Tantri sangat menyayangkan surat ini dilayangkan secara sepihak dan tiba-tiba. Sebelumnya, tidak ada informasi satupun dari manajemen bahwa mereka akan diputus kontrak secara permanen, pada 26 Oktober 2020. "Tidak ada musyawarah apapun," ujarnya.
Sebagian karyawan kemudian menolak pemutusan kontrak ini dan IKAGI sedang membantu membicarakannya dengan manajemen perusahaan. Tantri menyerahkan urusan ini kepada IKAGI sepenuhnya. "Mereka pasti maju paling depan," ujarnya.
Sebelumnya, per 17 Mei 2020, salah satu kelompok serikat pekerja di Garuda, yaitu Ikatan Awak Kabin Garuda Indonesia (IKAGI), membenarkan informasi ini. Menurut asosiasi, ada sekitar 400 orang pramugari dan pramugara yang harus menerima kebijakan unpaid leave.
"Tidak diberikan gaji dan uang terbang," kata Ketua Umum IKAGI Zaenal Muttaqin.
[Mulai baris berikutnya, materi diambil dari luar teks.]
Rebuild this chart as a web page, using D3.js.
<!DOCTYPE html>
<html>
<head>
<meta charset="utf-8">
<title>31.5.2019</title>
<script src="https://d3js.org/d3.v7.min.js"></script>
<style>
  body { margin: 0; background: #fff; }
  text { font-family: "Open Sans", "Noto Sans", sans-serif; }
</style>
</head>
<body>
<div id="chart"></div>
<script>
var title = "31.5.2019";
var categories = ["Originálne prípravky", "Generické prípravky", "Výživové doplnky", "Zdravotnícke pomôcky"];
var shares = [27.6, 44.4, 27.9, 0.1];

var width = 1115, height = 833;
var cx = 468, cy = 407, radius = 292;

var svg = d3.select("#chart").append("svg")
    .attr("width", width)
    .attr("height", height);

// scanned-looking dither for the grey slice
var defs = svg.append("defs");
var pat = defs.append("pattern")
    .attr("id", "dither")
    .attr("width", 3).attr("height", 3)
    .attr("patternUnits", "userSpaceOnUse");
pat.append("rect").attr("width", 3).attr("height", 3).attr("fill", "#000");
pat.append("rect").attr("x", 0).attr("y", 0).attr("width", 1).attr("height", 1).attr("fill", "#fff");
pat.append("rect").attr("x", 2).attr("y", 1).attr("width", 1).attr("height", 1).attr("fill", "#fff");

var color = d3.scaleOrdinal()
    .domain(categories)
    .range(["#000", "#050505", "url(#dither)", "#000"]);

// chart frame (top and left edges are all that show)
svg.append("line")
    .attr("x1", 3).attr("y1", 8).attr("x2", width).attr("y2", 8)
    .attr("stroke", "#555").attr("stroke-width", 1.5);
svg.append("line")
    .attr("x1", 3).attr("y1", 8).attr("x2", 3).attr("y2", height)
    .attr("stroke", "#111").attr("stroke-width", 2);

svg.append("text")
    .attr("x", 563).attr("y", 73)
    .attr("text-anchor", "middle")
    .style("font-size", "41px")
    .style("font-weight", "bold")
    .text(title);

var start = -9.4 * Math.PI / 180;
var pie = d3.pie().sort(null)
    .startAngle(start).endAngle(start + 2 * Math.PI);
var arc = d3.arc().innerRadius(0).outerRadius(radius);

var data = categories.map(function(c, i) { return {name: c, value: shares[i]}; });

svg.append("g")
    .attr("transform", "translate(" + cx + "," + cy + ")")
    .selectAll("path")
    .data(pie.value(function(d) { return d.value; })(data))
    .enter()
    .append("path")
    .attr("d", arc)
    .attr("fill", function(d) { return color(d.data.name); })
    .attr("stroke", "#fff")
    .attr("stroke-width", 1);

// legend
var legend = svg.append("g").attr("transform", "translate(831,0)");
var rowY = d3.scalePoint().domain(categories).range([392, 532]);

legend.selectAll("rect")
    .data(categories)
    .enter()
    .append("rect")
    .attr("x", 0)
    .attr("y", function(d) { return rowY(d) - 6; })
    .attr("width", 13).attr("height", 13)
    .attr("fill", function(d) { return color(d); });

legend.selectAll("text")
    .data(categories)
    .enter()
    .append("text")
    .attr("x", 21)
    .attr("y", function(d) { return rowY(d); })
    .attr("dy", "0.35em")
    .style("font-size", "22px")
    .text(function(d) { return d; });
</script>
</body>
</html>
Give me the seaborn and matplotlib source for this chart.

Tempo mencoba menghubungi kembali Zaenal soal pemutusan kontrak 700 karyawan ini, tapi belum direspons.
Akan tetapi, kalaupun keputusan Garuda sudah bulat dan perusahaan memang sudah sekuat tenaga mempertahankan pegawainya, maka Tantri berharap ada perlakuan yang adil buat mereka yang kena pemutusan kontrak.
Dalam surat elektronik, manajemen perusahaan sudah merinci hak-hak keuangan yang didapat oleh 700 karyawan tersebut. Kini, Tantri dan kawan-kawan sedang mencocokkan, apakah sudah sesuai dengan aturan dan perjanjian atau tidak. Harapan terbesar Tantri adalah pembayaran hak-hak itu dilakukan secara penuh, tidak dicicil.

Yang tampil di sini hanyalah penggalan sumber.